You will see if the line touches anywhere on the rod. 30 lbs. is a whole lot of drag..!! Be careful if the line breaks. It's dangerous.


----------



## johnf (Jan 20, 2012)

Thanks, better not to waste money on something I may not need.:thumbsup:


----------



## Tin Slayer (Jan 4, 2014)

You are probably going to need more guides than 4.


----------



## johnf (Jan 20, 2012)

Is it hard to put a gimbal on a rod?


----------



## aqua-holic (Jan 23, 2010)

You may need more than four, but you will need to re-distribute the four that are there and get appropriate spacing between them and how ever many you add. check out mudhole.com for spacing charts and recommendations.


----------



## Smitty81 (Sep 19, 2012)

If you are planning on adding a guide, you will likely need to respace all of your guides. I would take them all off and have them spiral wrapped.


----------



## Combat Pay (Mar 7, 2011)

Like said above you are probably gonna have to replace them all. I built surf rods for my kids for Christmas last year and didn't buy a kit and got my components from a variety of sources. My biggest concern was getting the spacing on the guides right. 
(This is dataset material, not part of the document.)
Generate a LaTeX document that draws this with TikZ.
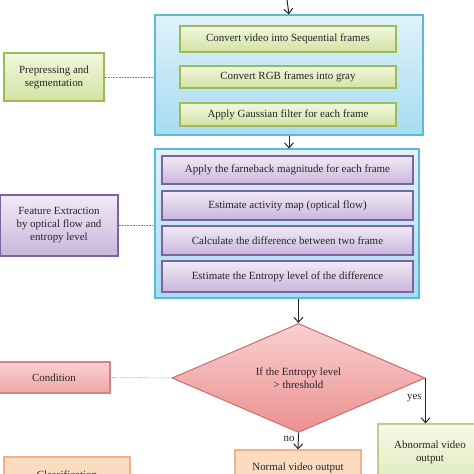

I followed the video on Mudhole as far as number of guides, initial spacing and it made it a piece of cake. 

I would try the weight trick first. You are looking for a nice even arc in the line following the guides with no rod contact. Even without rod contact if you see a real sharp angle from one eyelet to the next probably not good to go for something as tough on gear as big sharks. That sharp angle is not good for the line and will apply stress to the blank unevenly. Do that with a 6 foot torqued off tiger on the other end of your line and a snapped rod or line is in the cards.

Dave


----------